Veeco Instruments Inc., a Plainview maker of equipment used in making semiconductors and light-emitting diodes, Thursday posted sharply higher revenue and a narrower net loss for the second quarter, reflecting an improving market for LEDs.
Revenue jumped more than 50 percent to $115.1 million versus $75.3 million in the prior year’s quarter. Veeco trimmed its net loss to $18.4 million, or 43 cents per diluted share, from $32.1 million, or 82 cents per diluted share, in the 2016 period.
Veeco chairman and chief executive John R. Peeler said the results, released after the stock market close, were in line with the company’s guidance, which excluded the acquisition of Ultratech that closed on May 26.
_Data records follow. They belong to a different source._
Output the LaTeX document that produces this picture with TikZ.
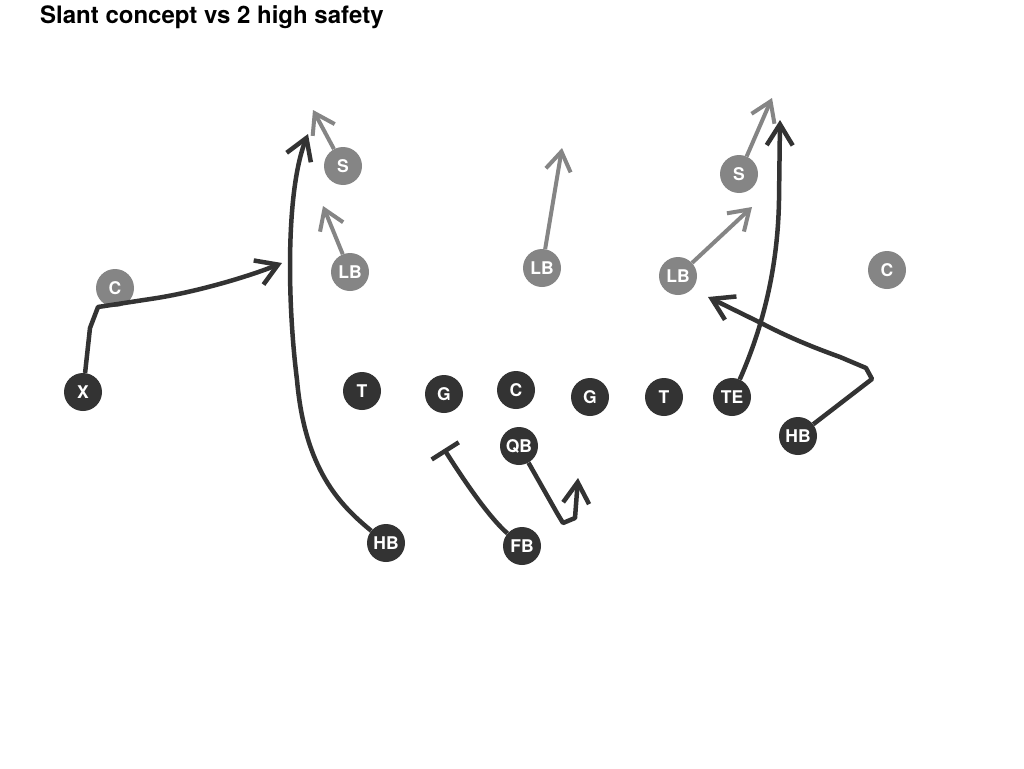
\documentclass[tikz,border=0pt]{standalone}
\usepackage{fontspec}
\setmainfont{TeX Gyre Heros}
\usetikzlibrary{arrows.meta}
\definecolor{dark}{HTML}{333333}
\definecolor{lgray}{HTML}{858585}
\tikzset{
  player/.style={circle,minimum size=38pt,inner sep=0pt,text=white,font=\fontsize{17.5}{17.5}\selectfont\bfseries},
  off/.style={player,fill=dark},
  def/.style={player,fill=lgray},
  route/.style={draw=dark,line width=4.5pt,line join=round,-{Straight Barb[length=21pt,width=26pt]}},
  droute/.style={draw=lgray,line width=4pt,line join=round,-{Straight Barb[length=19pt,width=25pt]}},
  block/.style={draw=dark,line width=4.5pt,line join=round,-{Bar[width=32pt]}},
}
\begin{document}
\begin{tikzpicture}[x=1pt,y=-1pt]
\useasboundingbox (0,0) rectangle (1024,768);
\fill[white] (0,0) rectangle (1024,768);
\node[anchor=base west,inner sep=0pt,font=\fontsize{24}{24}\selectfont\bfseries] (title) at (40,24) {Slant concept vs 2 high safety};
% defense
\node[def] (Cl) at (115,288) {C};
\node[def] (Sl) at (343,166) {S};
\node[def] (LBl) at (350,272) {LB};
\node[def] (LBm) at (542,268) {LB};
\node[def] (LBr) at (678,276) {LB};
\node[def] (Sr) at (739,174) {S};
\node[def] (Cr) at (887,270) {C};
% offense
\node[off] (X) at (83,392) {X};
\node[off] (LT) at (362,391) {T};
\node[off] (LG) at (444,394) {G};
\node[off] (Ce) at (516,390) {C};
\node[off] (RG) at (590,397) {G};
\node[off] (RT) at (664,397) {T};
\node[off] (TE) at (732,397) {TE};
\node[off] (HBr) at (798,436) {HB};
\node[off] (QB) at (519,446) {QB};
\node[off] (HBl) at (386,543) {HB};
\node[off] (FB) at (522,546) {FB};
% route ends
\coordinate (Xend) at (282,263);
\coordinate (HBlend) at (308,134);
\coordinate (TEend) at (780,120);
\coordinate (HBrend) at (708,297);
\coordinate (Srend) at (772,98);
\coordinate (LBrend) at (752,207);
\coordinate (LBmend) at (562,148);
\coordinate (Slend) at (313,110);
\coordinate (LBlend) at (323,206);
\coordinate (FBend) at (444,449);
\coordinate (QBend) at (578,478);
% defensive routes
\draw[droute] (Sr) -- (Srend);
\draw[droute] (LBr) -- (LBrend);
\draw[droute] (LBm) -- (LBmend);
\draw[droute] (Sl) -- (Slend);
\draw[droute] (LBl) -- (LBlend);
% offensive routes
\draw[route] (X) -- (90,328) -- (98,307) -- (157,298) .. controls (200,291) and (250,276) .. (Xend);
\draw[route] (HBl) .. controls (340,505) and (305,470) .. (297,380) .. controls (287,300) and (286,190) .. (HBlend);
\draw[route] (TE) .. controls (766,320) and (778,260) .. (779,200) -- (TEend);
\draw[route] (HBr) -- (872,379) -- (866,368) -- (840,357) .. controls (815,348) and (790,338) .. (763,324) -- (HBrend);
\draw[block] (FB) .. controls (492,520) and (470,490) .. (FBend);
\draw[route] (QB) -- (557,513) -- (563,523) -- (575,518) -- (QBend);
\end{tikzpicture}
\end{document}
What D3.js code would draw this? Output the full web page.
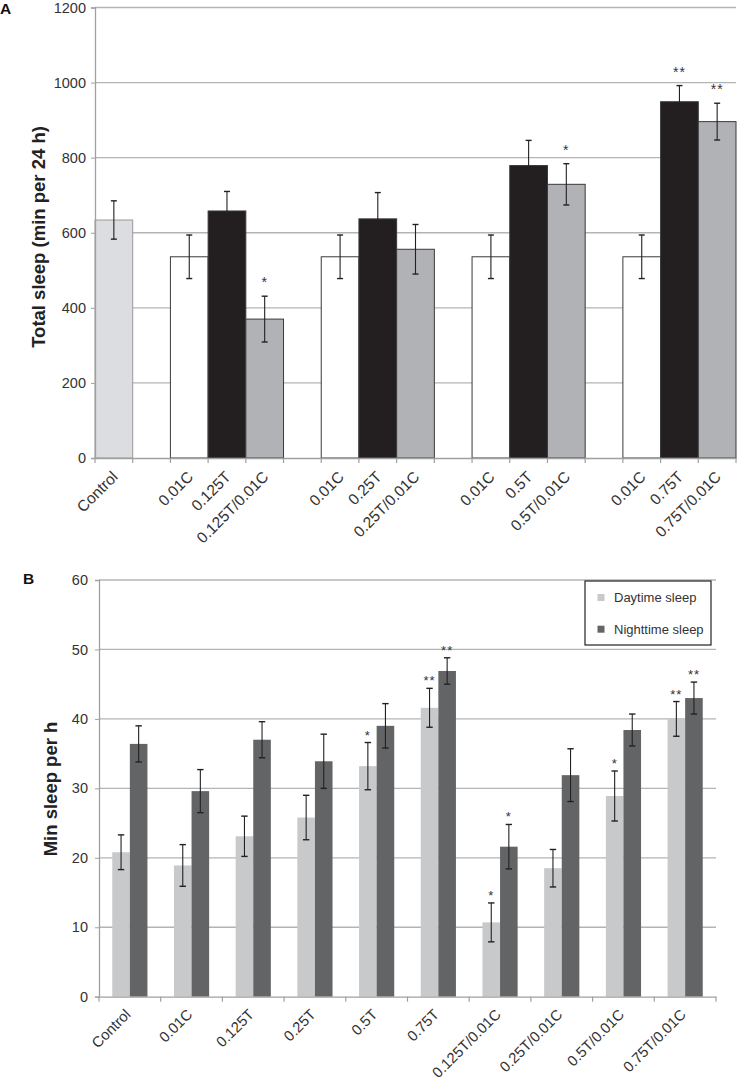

“LED conditions continue to improve and we believe we can achieve a stronger second half of 2017,” he said.
The company issued third quarter guidance calling for revenue of $125 million to $145 million and a per share loss in the range of 53 cents to 34 cents.
Veeco acquired Ultratech Inc., a San Jose, California, maker of lithography and inspection systems used in making semiconductors, for about $815 million in cash and stock.
Shares of Veeco fell 3.2 percent to close Thursday at $28.80 on the Nasdaq Stock Market. Shares were unchanged in after-hours trading.